The kind of sacrificial, self-effacing love that Adam ought to have exercised toward his wife is precisely the divine love manifest in the incarnation and death of the Son of God. And this divine love cannot simply be the love God has for us ad extra, but must be an expression of the quality of love shared between Father, Son, and Holy Spirit. John’s Gospel explains that the confession “God is love” means that the love shared between Father and Son (John 3:35; 5:20) has now been extended to include those (like a bride) that the Father has given to the Son (John 3:29; 14:21-23; 15:9; 17:24).
Indeed, the perichoretic personal relations of love and service between Father, Son, and Holy Spirit are only known to us “in Christ.” Which is not to say that it is only the love of Christ that we know, but that the love of the Father for Christ, the love of Christ for the Father, and the loving service of the Spirit for Father and Son in all its eternal glory is only revealed in the redemptive economic actions of God for us. This love of the Father for the Son and Son for the Father does not arise “accidentally” within the history of the man Christ Jesus, but is the eternal ground and motive for the Son’s incarnation. In the work of Christ both the Father’s love for the Son (Jn. 15:9a) and the Son’s eternal love for the Father (John 14:31) is revealed and declared to the world. In truth, the Son loves his own as the One who is loved by the Father and who loves him in return (John 15:9). And the Father loves us with the same eternal love with which he loves his Son (John 14:23; 17:23). This is explained nicely by Barth
The New Testament as a whole forces us even more than the Old to the question whether it is only casually and externally that the One whom it calls God fulfills the fellowship with man foreshadowed in the Old Testament covenant by humbling Himself so deeply, and exalting man so highly, that He was ready to take the being and nature of man to Himself and to be concealed and revealed as the Lord in the man Jesus of Nazareth. If this act was not casual, if in it He did not estrange himself from His divine essence, if on the contrary He was supremely true and just towards it, in this act and in His essence He was again the God who cannot in any sense be equated with the unmoved deity of Plato and Aristotle and therefore with a God who is to be loved erotically. In His very essence He was the Father who loves the Son and the Son who loves the Father, and as such, in the communion and reciprocity of this love, as God the Father, Son, and Holy Ghost, the God who is self-moved, the living God, the One who loves eternally and as such moves to love (CD 4/2, p. 759).What this means for the inquiry at hand is that this inter-trinitarian divine love now serves as the model for all brother-brother relationships in the church. At least two Johannine themes deal with the paradigmatic nature of God’s social being for the Church. The first is John’s record of Jesus’ prayer for unity in John 17, and the second is the way John so forcefully brings out the link between God’s love and ours in his epistles.

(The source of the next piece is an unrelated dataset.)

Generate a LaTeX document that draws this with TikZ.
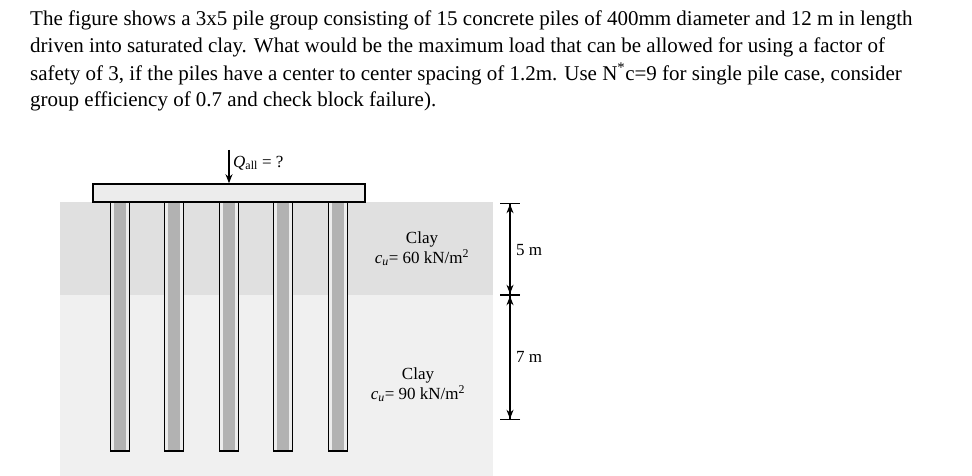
\documentclass[tikz,border=0pt]{standalone}
\usepackage{fontspec}
\setmainfont{Liberation Serif}
\usetikzlibrary{arrows.meta, positioning}
\definecolor{clayupper}{RGB}{224,224,224}
\definecolor{claylower}{RGB}{240,240,240}
\definecolor{capcol}{RGB}{236,236,236}
\definecolor{pilecol}{RGB}{178,178,178}

\begin{document}
\begin{tikzpicture}[
			x=1pt, y=-1pt,
			line/.style={
				font=\fontsize{21}{24}\selectfont,
				anchor=west,
				inner sep=0pt
			},
			soil/.style={
				font=\fontsize{17}{20}\selectfont,
				inner sep=1pt
			},
			pile/.style={
				draw=black,
				line width=1.6pt,
				fill=capcol
			},
			dimarrow/.style={
				{Bar[width=20pt]Stealth[length=9pt,width=7pt]}-{Stealth[length=9pt,width=7pt]Bar[width=20pt]},
				line width=1.2pt
			}
			]
			\useasboundingbox (0,0) rectangle (972,476);
			% Question text
			\node[line] (l1) at (30,20) {The figure shows a 3x5 pile group consisting of 15 concrete piles of 400mm diameter and 12 m in length};
			\node[line] (l2) at (30,47) {driven into saturated clay. What would be the maximum load that can be allowed for using a factor of};
			\node[line] (l3) at (30,74) {safety of 3, if the piles have a center to center spacing of 1.2m. Use N\textsuperscript{*}c=9 for single pile case, consider};
			\node[line] (l4) at (30,101) {group efficiency of 0.7 and check block failure).};
			
			% Soil layers
			\fill[clayupper] (60,202) rectangle (493,295);
			\fill[claylower] (60,295) rectangle (493,476);
			
			% Piles
			\foreach \px in {120,174,229,283,338} {
				\draw[pile] (\px-9.5,202) rectangle (\px+9.5,451);
				\fill[pilecol] (\px-6,203) rectangle (\px+6,450);
			}
			
			% Pile cap and load
			\node[draw, line width=1.6pt, fill=capcol, minimum width=272pt, minimum height=18pt, inner sep=0pt] (cap) at (229,193) {};
			\coordinate (load) at (229,150);
			\draw[-{Stealth[length=9pt,width=7pt]}, line width=1.2pt] (load) -- (cap.north);
			\node[soil, anchor=west] (qall) at (232,163) {\textit{Q}\textsubscript{all} = ?};
			
			% Soil labels
			\node[soil] (clay1) at (422,239) {Clay};
			\node[soil] (cu1) [below=0pt of clay1] {\textit{c\textsubscript{u}}= 60 kN/m\textsuperscript{2}};
			\node[soil] (clay2) at (418,375) {Clay};
			\node[soil] (cu2) [below=0pt of clay2] {\textit{c\textsubscript{u}}= 90 kN/m\textsuperscript{2}};
			
			% Dimensions
			\coordinate (dtop) at (510,203);
			\coordinate (dmid) at (510,295);
			\coordinate (dbot) at (510,420);
			\draw[dimarrow] (dtop) -- (dmid);
			\draw[dimarrow] (dmid) -- (dbot);
			\node[soil, anchor=west] (d5) at (515,250) {5 m};
			\node[soil, anchor=west] (d7) at (515,357) {7 m};
		\end{tikzpicture}
\end{document}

Much more could be said about how John emphasizes the character of the social relations between Father, Son, and Spirit in his Gospel. “In the Fourth Gospel it is the personal and social God who is revealing himself to creatures who are also personal and social because they have been made in the image of the divine Community. What is arresting as one listens to Jesus speaking in the dialogues of John is how much he reveals about the inner social relationships of God as Father, Son, and Spirit and of their oneness-in-threeness and threeness-in-oneness” (Royce Gordon Gruenler, The Trinity in the Gospel of John: A thematic Comentary on the Fourth Gospel [Baker Book House, 1986], p. 5).